International Olympic Committee president Juan Antonio Samaranch received an apparently favourable response from North Korea on Thursday to his proposal for athletes from the two countries to parade as one behind the Olympic flat only at the Games Sept. 15-Oct. 1.
The IOC has also proposed that the Korean athletes wear identical "neutral" uniforms in the ceremonies. With the games less than 50 days away, a final decision is needed soon in order to get the common uniforms ready.
Otherwise, if the athletes wear their own national uniforms, it would be hard to pick out the 25-30 North Koreans among the South Korean team of around 300 athletes.
South Korea's Kim Un-yong, who traveled to Pyongyang for the summit, is a member of the IOC executive board.

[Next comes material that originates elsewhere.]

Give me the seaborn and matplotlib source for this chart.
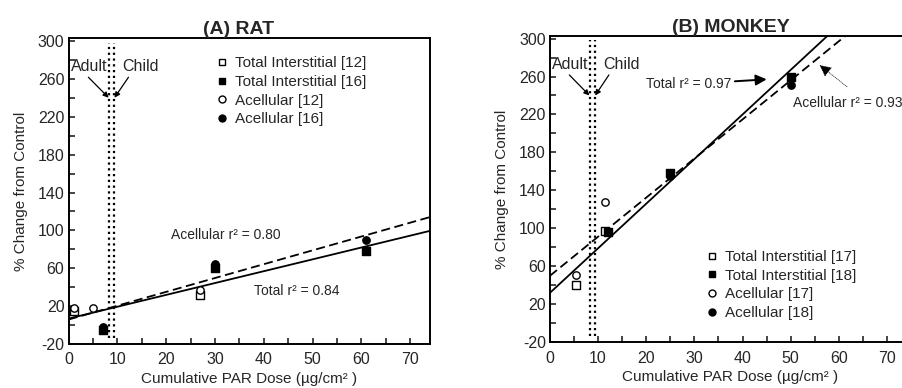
import numpy as np
import pandas as pd
import matplotlib
matplotlib.use('Agg')
import matplotlib.pyplot as plt
import seaborn as sns
from matplotlib.lines import Line2D
from matplotlib.ticker import MultipleLocator

# ---- data ----
# (A) RAT
rat_series = ['Total Interstitial [12]', 'Total Interstitial [16]', 'Acellular [12]', 'Acellular [16]']
rat_x = {
    'Total Interstitial [12]': [1, 27],
    'Total Interstitial [16]': [7, 30, 61],
    'Acellular [12]': [1, 5, 27],
    'Acellular [16]': [7, 30, 61],
}
rat_y = {
    'Total Interstitial [12]': [15, 32],
    'Total Interstitial [16]': [-5, 60, 78],
    'Acellular [12]': [18, 18, 37],
    'Acellular [16]': [-2, 65, 90],
}
rat_total_fit = (7.0, 1.25)       # intercept, slope
rat_acell_fit = (6.0, 1.46)

# (B) MONKEY
monkey_series = ['Total Interstitial [17]', 'Total Interstitial [18]', 'Acellular [17]', 'Acellular [18]']
monkey_x = {
    'Total Interstitial [17]': [5.5, 11.5],
    'Total Interstitial [18]': [12, 25, 50],
    'Acellular [17]': [5.5, 11.5],
    'Acellular [18]': [25, 50],
}
monkey_y = {
    'Total Interstitial [17]': [40, 97],
    'Total Interstitial [18]': [96, 158, 260],
    'Acellular [17]': [51, 128],
    'Acellular [18]': [155, 251],
}
monkey_total_fit = (32.0, 4.7)
monkey_acell_fit = (50.0, 4.12)

adult_child_x = 8.8

# marker styles per series position: open square, filled square, open circle, filled circle
styles = [('s', 'white'), ('s', 'black'), ('o', 'white'), ('o', 'black')]


def to_frame(series, xs, ys):
    rows = []
    for s in series:
        for x, y in zip(xs[s], ys[s]):
            rows.append({'series': s, 'x': x, 'y': y})
    return pd.DataFrame(rows)


def draw_panel(ax, series, xs, ys, total_fit, acell_fit, xlim):
    df = to_frame(series, xs, ys)
    for s, (m, fc) in zip(series, styles):
        sub = df[df['series'] == s]
        sns.scatterplot(data=sub, x='x', y='y', ax=ax, marker=m, s=28,
                        facecolor=fc, edgecolor='black', linewidth=1.0, zorder=4)
    xx = np.array([0, xlim[1]])
    fits = pd.DataFrame({'x': np.r_[xx, xx],
                         'y': np.r_[total_fit[0] + total_fit[1] * xx,
                                    acell_fit[0] + acell_fit[1] * xx],
                         'fit': ['total'] * 2 + ['acell'] * 2})
    sns.lineplot(data=fits[fits.fit == 'total'], x='x', y='y', ax=ax,
                 color='black', lw=1.3, zorder=3)
    sns.lineplot(data=fits[fits.fit == 'acell'], x='x', y='y', ax=ax,
                 color='black', lw=1.3, ls=(0, (5, 2.5)), zorder=3)
    # adult / child boundary (double dotted)
    for dx in (-0.5, 0.5):
        ax.axvline(adult_child_x + dx, ymin=0.02, ymax=0.985, color='black',
                   lw=1.6, ls=(0, (1, 1.6)), zorder=2)
    ax.annotate('Adult', xy=(adult_child_x - 0.6, 240), xytext=(adult_child_x - 4.6, 273),
                ha='center', va='center', fontsize=11.5,
                arrowprops=dict(arrowstyle='-|>', color='black', lw=0.9,
                                mutation_scale=8, shrinkA=0, shrinkB=0,
                                relpos=(0.35, 0.1)))
    ax.annotate('Child', xy=(adult_child_x + 0.6, 240), xytext=(adult_child_x + 6.0, 273),
                ha='center', va='center', fontsize=11.5,
                arrowprops=dict(arrowstyle='-|>', color='black', lw=0.9,
                                mutation_scale=8, shrinkA=0, shrinkB=0,
                                relpos=(0.25, 0.1)))

    ax.set_xlim(*xlim)
    ax.set_ylim(-20, 303)
    ax.xaxis.set_major_locator(MultipleLocator(10))
    ax.xaxis.set_minor_locator(MultipleLocator(5))
    ax.set_yticks(np.arange(-20, 301, 40))
    ax.set_yticks(np.arange(0, 301, 40), minor=True)
    ax.tick_params(which='both', direction='in', length=4, width=1.2, labelsize=11.5)
    ax.tick_params(axis='x', pad=6)
    ax.tick_params(axis='y', pad=3)
    for sp in ax.spines.values():
        sp.set_linewidth(1.4)
        sp.set_color('black')
    ax.set_xlabel('Cumulative PAR Dose (\u00b5g/cm\u00b2 )', fontsize=11, labelpad=3)
    ax.set_ylabel('% Change from Control', fontsize=11, labelpad=7)

    handles = [Line2D([], [], ls='none', marker=m, markersize=5, markerfacecolor=fc,
                      markeredgecolor='black', markeredgewidth=1.0)
               for m, fc in styles]
    return handles


sns.set_style('ticks')
plt.rcParams['font.family'] = ['Liberation Sans', 'DejaVu Sans']
plt.rcParams['axes.unicode_minus'] = False

fig = plt.figure(figsize=(9.03, 3.88), dpi=100)
ax1 = fig.add_axes([0.076, 0.113, 0.400, 0.789])
ax2 = fig.add_axes([0.609, 0.118, 0.400, 0.790])

leg_kw = dict(frameon=False, fontsize=11, handlelength=0.7, handletextpad=0.5,
              labelspacing=0.3, borderaxespad=0, borderpad=0)

h1 = draw_panel(ax1, rat_series, rat_x, rat_y, rat_total_fit, rat_acell_fit, (0, 74))
ax1.set_title('(A) RAT', fontsize=14, fontweight='bold', pad=3, x=0.47)
ax1.legend(h1, rat_series, loc='upper left', bbox_to_anchor=(0.41, 0.94), **leg_kw)
ax1.text(21, 95, 'Acellular r\u00b2 = 0.80', fontsize=10, va='center')
ax1.text(38, 36, 'Total r\u00b2 = 0.84', fontsize=10, va='center')

h2 = draw_panel(ax2, monkey_series, monkey_x, monkey_y, monkey_total_fit, monkey_acell_fit, (0, 75))
ax2.set_title('(B) MONKEY', fontsize=14, fontweight='bold', pad=3, x=0.5)
ax2.legend(h2, monkey_series, loc='upper left', bbox_to_anchor=(0.435, 0.30), **leg_kw)
ax2.annotate('Total r\u00b2 = 0.97', xy=(45, 257), xytext=(20, 252),
             ha='left', va='center', fontsize=10,
             arrowprops=dict(arrowstyle='-|>', color='black', lw=1.4,
                             mutation_scale=16, shrinkA=0, shrinkB=0))
ax2.annotate('Acellular r\u00b2 = 0.93', xy=(56, 272), xytext=(50.5, 232),
             ha='left', va='center', fontsize=10,
             arrowprops=dict(arrowstyle='-|>', color='black', lw=0.5, ls=':',
                             mutation_scale=18, shrinkA=7, shrinkB=0,
                             relpos=(0.6, 1.0)))

fig.savefig('out.png', dpi=100)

He has suggested that a traditional Korean folk song be played for the marching athletes instead of the respective national anthems.

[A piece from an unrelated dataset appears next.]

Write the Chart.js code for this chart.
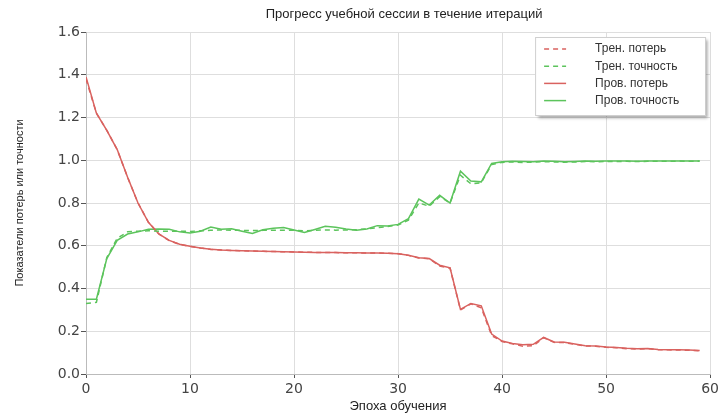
<!DOCTYPE html>
<html>
<head>
<meta charset="utf-8">
<script src="https://cdn.jsdelivr.net/npm/chart.js@4.4.1/dist/chart.umd.min.js"></script>
<style>
  html, body { margin: 0; padding: 0; background: #fff; }
</style>
</head>
<body>
<canvas id="grafico" width="722" height="415"></canvas>
<script>
// Datos
const titulo = 'Прогресс учебной сессии в течение итераций';
const tituloX = 'Эпоха обучения';
const tituloY = 'Показатели потерь или точности';
const etiquetas = ['Трен. потерь', 'Трен. точность', 'Пров. потерь', 'Пров. точность'];

const epocas = [0, 1, 2, 3, 4, 5, 6, 7, 8, 9, 10, 11, 12, 13, 14, 15, 16, 17, 18, 19,
  20, 21, 22, 23, 24, 25, 26, 27, 28, 29, 30, 31, 32, 33, 34, 35, 36, 37, 38, 39,
  40, 41, 42, 43, 44, 45, 46, 47, 48, 49, 50, 51, 52, 53, 54, 55, 56, 57, 58, 59];

// pérdida de entrenamiento (línea discontinua roja)
const perdidaTren = [1.38, 1.22, 1.14, 1.05, 0.92, 0.80, 0.71, 0.655, 0.624, 0.606,
  0.597, 0.589, 0.583, 0.580, 0.578, 0.577, 0.575, 0.574, 0.573, 0.572,
  0.571, 0.570, 0.569, 0.568, 0.568, 0.567, 0.567, 0.566, 0.566, 0.565,
  0.563, 0.555, 0.543, 0.539, 0.505, 0.495, 0.300, 0.328, 0.310, 0.180,
  0.152, 0.141, 0.130, 0.132, 0.170, 0.148, 0.147, 0.139, 0.131, 0.130,
  0.125, 0.123, 0.118, 0.117, 0.118, 0.114, 0.113, 0.112, 0.111, 0.108];

// precisión de entrenamiento (línea discontinua verde)
const precisionTren = [0.33, 0.335, 0.545, 0.635, 0.665, 0.668, 0.670, 0.668, 0.668, 0.668,
  0.667, 0.670, 0.672, 0.674, 0.672, 0.672, 0.671, 0.672, 0.673, 0.673,
  0.672, 0.670, 0.672, 0.674, 0.673, 0.674, 0.675, 0.679, 0.684, 0.690,
  0.697, 0.720, 0.800, 0.785, 0.830, 0.800, 0.930, 0.890, 0.895, 0.980,
  0.990, 0.992, 0.990, 0.991, 0.993, 0.992, 0.991, 0.992, 0.994, 0.993,
  0.994, 0.994, 0.995, 0.994, 0.995, 0.995, 0.995, 0.996, 0.995, 0.996];

// pérdida de validación (línea continua roja)
const perdidaVal = [1.39, 1.22, 1.14, 1.05, 0.92, 0.80, 0.71, 0.655, 0.625, 0.607,
  0.598, 0.590, 0.584, 0.580, 0.578, 0.577, 0.575, 0.574, 0.573, 0.572,
  0.571, 0.570, 0.569, 0.568, 0.568, 0.567, 0.567, 0.566, 0.566, 0.565,
  0.563, 0.556, 0.544, 0.540, 0.509, 0.497, 0.302, 0.330, 0.319, 0.187,
  0.154, 0.143, 0.137, 0.139, 0.171, 0.150, 0.148, 0.140, 0.132, 0.131,
  0.126, 0.124, 0.120, 0.118, 0.119, 0.115, 0.114, 0.113, 0.112, 0.110];

// precisión de validación (línea continua verde)
const precisionVal = [0.35, 0.35, 0.54, 0.625, 0.655, 0.665, 0.677, 0.678, 0.677, 0.665,
  0.660, 0.668, 0.688, 0.677, 0.679, 0.668, 0.657, 0.675, 0.682, 0.685,
  0.674, 0.662, 0.676, 0.691, 0.686, 0.678, 0.673, 0.678, 0.694, 0.692,
  0.700, 0.727, 0.818, 0.790, 0.836, 0.800, 0.949, 0.903, 0.899, 0.985,
  0.993, 0.995, 0.994, 0.993, 0.996, 0.995, 0.993, 0.994, 0.996, 0.995,
  0.996, 0.996, 0.996, 0.995, 0.996, 0.996, 0.997, 0.997, 0.996, 0.997];

const ticksY = [0, 0.2, 0.4, 0.6, 0.8, 1.0, 1.2, 1.4, 1.6];
const ticksX = [0, 10, 20, 30, 40, 50, 60];

const rojo = '#d9625f';
const verde = '#5cc45c';

function puntos(valores) {
  return epocas.map((e, i) => ({ x: e, y: valores[i] }));
}

// Plugin para el título y la leyenda con sombra
const decoracion = {
  id: 'decoracion',
  afterDraw(chart) {
    const ctx = chart.ctx;
    const area = chart.chartArea;
    ctx.save();
    ctx.font = '13px "Liberation Sans", Arial, sans-serif';
    ctx.fillStyle = '#222';
    ctx.textAlign = 'center';
    ctx.textBaseline = 'middle';
    ctx.fillText(titulo, (area.left + area.right) / 2 + 6, 14);

    // caja de la leyenda
    const x0 = area.right - 175, y0 = area.top + 5, w = 170, h = 78;
    ctx.shadowColor = 'rgba(0,0,0,0.35)';
    ctx.shadowOffsetX = 3;
    ctx.shadowOffsetY = 3;
    ctx.shadowBlur = 3;
    ctx.fillStyle = '#fff';
    ctx.fillRect(x0, y0, w, h);
    ctx.shadowColor = 'transparent';
    ctx.strokeStyle = '#cfcfcf';
    ctx.lineWidth = 1;
    ctx.strokeRect(x0 + 0.5, y0 + 0.5, w, h);

    chart.data.datasets.forEach((ds, i) => {
      const y = y0 + 12 + i * 17.2;
      ctx.strokeStyle = ds.borderColor;
      ctx.lineWidth = 1.5;
      ctx.setLineDash(ds.borderDash || []);
      ctx.beginPath();
      ctx.moveTo(x0 + 9, y);
      ctx.lineTo(x0 + 31, y);
      ctx.stroke();
      ctx.setLineDash([]);
      ctx.fillStyle = '#333';
      ctx.textAlign = 'left';
      ctx.font = '12px "Liberation Sans", Arial, sans-serif';
      ctx.fillText(ds.label, x0 + 60, y);
    });
    ctx.restore();
  }
};

const ctx = document.getElementById('grafico').getContext('2d');
const grafico = new Chart(ctx, {
  type: 'line',
  data: {
    datasets: [
      { label: etiquetas[0], data: puntos(perdidaTren), borderColor: rojo, borderDash: [5, 4], borderWidth: 1.5, pointRadius: 0, tension: 0 },
      { label: etiquetas[1], data: puntos(precisionTren), borderColor: verde, borderDash: [5, 4], borderWidth: 1.5, pointRadius: 0, tension: 0 },
      { label: etiquetas[2], data: puntos(perdidaVal), borderColor: rojo, borderWidth: 1.5, pointRadius: 0, tension: 0 },
      { label: etiquetas[3], data: puntos(precisionVal), borderColor: verde, borderWidth: 1.5, pointRadius: 0, tension: 0 }
    ]
  },
  options: {
    responsive: false,
    animation: false,
    layout: { padding: { top: 32, right: 10, left: 0, bottom: 0 } },
    plugins: {
      legend: { display: false },
      title: { display: false },
      tooltip: { enabled: false }
    },
    scales: {
      x: {
        type: 'linear',
        min: 0,
        max: 60,
        afterBuildTicks: (s) => { s.ticks = ticksX.map(v => ({ value: v })); },
        afterFit: (s) => { s.height = 41; },
        grid: { color: '#dedede', tickColor: '#555', tickLength: 4 },
        border: { color: '#bbb' },
        ticks: { color: '#444', padding: 3, maxRotation: 0, font: { family: 'DejaVu Sans', size: 14 } },
        title: { display: true, text: tituloX, color: '#222', padding: { top: 0, bottom: 1 }, font: { family: 'Liberation Sans', size: 13 } }
      },
      y: {
        min: 0,
        max: 1.6,
        afterBuildTicks: (s) => { s.ticks = ticksY.map(v => ({ value: v })); },
        afterFit: (s) => { s.width = 86; },
        grid: { color: '#dedede', tickColor: '#555', tickLength: 5 },
        border: { color: '#bbb' },
        ticks: { color: '#444', padding: 1, font: { family: 'DejaVu Sans', size: 14 }, callback: (v) => v.toFixed(1) },
        title: { display: true, text: tituloY, color: '#222', padding: { top: 13, bottom: 0 }, font: { family: 'Liberation Sans', size: 11 } }
      }
    }
  },
  plugins: [decoracion]
});
</script>
</body>
</html>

The Koreas remain technically in a state of war because their three-year conflict in the early 1950s ended in an armistice, not a peace treaty.

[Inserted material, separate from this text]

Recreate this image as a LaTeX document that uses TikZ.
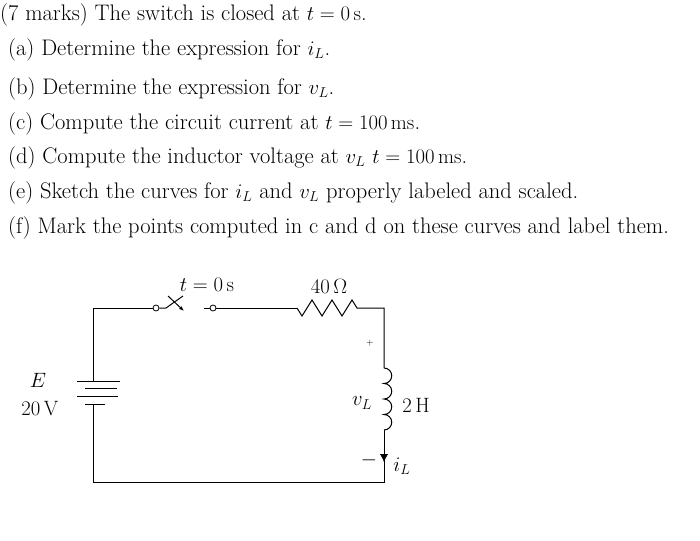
\documentclass[tikz,border=0pt]{standalone}
\usetikzlibrary{arrows.meta}
\begin{document}
\begin{tikzpicture}[x=1pt,y=-1pt,
 txt/.style={anchor=west,inner sep=0pt,font=\fontsize{22.5}{26}\selectfont},
 lab/.style={inner sep=1pt,font=\fontsize{20}{22}\selectfont},
 wire/.style={line width=1pt},
 term/.style={circle,draw,fill=white,inner sep=0pt,minimum size=6pt,line width=0.8pt}]
\useasboundingbox (0,0) rectangle (700,540);
\node[txt] (l1) at (0,15) {(7 marks) The switch is closed at $t=0\,\mathrm{s}$.};
\node[txt] (l2) at (8,50) {(a) Determine the expression for $i_L$.};
\node[txt] (l3) at (8,89) {(b) Determine the expression for $v_L$.};
\node[txt] (l4) at (8,124) {(c) Compute the circuit current at $t=100\,\mathrm{ms}$.};
\node[txt] (l5) at (8,158) {(d) Compute the inductor voltage at $v_L$ $t=100\,\mathrm{ms}$.};
\node[txt] (l6) at (8,193) {(e) Sketch the curves for $i_L$ and $v_L$ properly labeled and scaled.};
\node[txt] (l7) at (8,228) {(f) Mark the points computed in c and d on these curves and label them.};
% circuit
\coordinate (tl) at (93,308);
\coordinate (tr) at (384,308);
\coordinate (bl) at (93,482);
\coordinate (br) at (384,482);
\coordinate (bt) at (93,381);
\coordinate (bb) at (93,404);
\node[term] (s1) at (156,308) {};
\node[term] (s2) at (213,308) {};
\coordinate (r1) at (297,308);
\coordinate (r2) at (360,308);
\coordinate (i1) at (384,368);
\coordinate (i2) at (384,430);
\draw[wire] (bt) -- (tl) -- (s1.west);
\draw[wire] (s1.east) -- (166,308) -- (183,296);
\draw[wire,-{Latex[length=5pt]}] (168,296) -- (184,311);
\draw[wire] (204,308) -- (s2.west);
\draw[wire] (s2.east) -- (r1);
\draw[wire] (r1) -- (302,316) -- (312,300) -- (322,316) -- (332,300) -- (342,316) -- (352,300) -- (357,308) -- (r2) -- (tr) -- (i1);
\draw[wire] (i1) \foreach \k in {0,1,2,3}{ arc[start angle=-90,end angle=90,radius=7.75] } ;
\draw[wire] (i2) -- (br) -- (bl) -- (bb);
\draw[wire] (77,381) -- (120,381);
\draw[wire] (85,388) -- (117,388);
\draw[wire] (77,396) -- (118,396);
\draw[wire] (85,404) -- (105,404);
\coordinate (ia) at (384,462);
\draw[-{Latex[length=8pt,width=8pt]}] (384,455) -- (ia);
\node[lab] (sw) at (207,285) {$t=0\,\mathrm{s}$};
\node[lab] (rl) at (329,286) {$40\,\Omega$};
\node[lab] (pl) at (370,343) {\small$+$};
\node[lab] (mn) at (369,460) {$-$};
\node[lab] (vl) at (362,403) {$v_L$};
\node[lab] (ll) at (416,405) {$2\,\mathrm{H}$};
\node[lab] (il) at (402,466) {$i_L$};
\node[lab] (E) at (38,380) {$E$};
\node[lab] (ev) at (40,408) {$20\,\mathrm{V}$};
\end{tikzpicture}
\end{document}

North Korea, long one of the world's most reclusive and isolationist states, has begun opening up the outside world in recent months.
On other topics covered in Thursday's interview, Samaranch:
-- said he would be willing to testify if called as a witness in the trial of Tom Welch and Dave Johnson, the two Salt Lake bid officials indicted by the U.S. Justice Department last week on charges of trying to influence the votes of IOC members in the race for the 2002 Winter Games.
"Any time that there will be a request, as in the past, to give some explanations regarding the IOC, I am ready," said Samaranch, who was interviewed twice by U.S. investigators in the case.
"But I think that to go to testify again and so on, there must be new facts," he said. "Until now I cannot see any new facts."
Samaranch noted that all the IOC members cited in the indictment for receiving cash, scholarships or other inducements from Salt Lake bidders had either been expelled, reprimanded or forced to resign.
-- singled out transportation as the biggest challenge for Sydney organizers, noting that upwards of 300,000 spectators will travel each day by car, bus, train and ferry to the main Olympic site at Homebush Bay outside the city.
"Myself, I think I will take the boat," said Samaranch, who along with other IOC members and Olympic officials will be staying in a downtown Sydney hotel.
-- said he felt "much more comfortable" with preparations for the 2004 Games in Athens. Three months ago, Samaranch blasted Greek organizers for falling behind schedule and warned the games would be endangered unless drastic action was taken.
Since then, Gianna Angelopoulos-Daskalaki, the woman who led Athens' successful bid for the games, has taken over the organizing committee, while Premier Costas Simitis has assumed government responsibility for the games.
"With this close co-operation between the government and the organizing committee, I think they can get back the time they lost until now," Samaranch said.
In April, Samaranch said Greece's preparations had slipped from the "green light" to "yellow light" zone and were close to the dangerous "red light" stage.
"The organization is still in the yellow light, but there is a very important difference," he said Thursday. "Now, they are more near to the green light than to the red light."
-- said the IOC executive board is expected to forward the names of around 12 candidates for election as new members at the IOC general assembly in Sydney in September.
A reported 45 names have been proposed to a special nominations panel, which will submit the list to the board Friday.
The IOC, which currently numbers 113 members, is adding delegates as part of the reforms instituted following the Salt Lake scandal.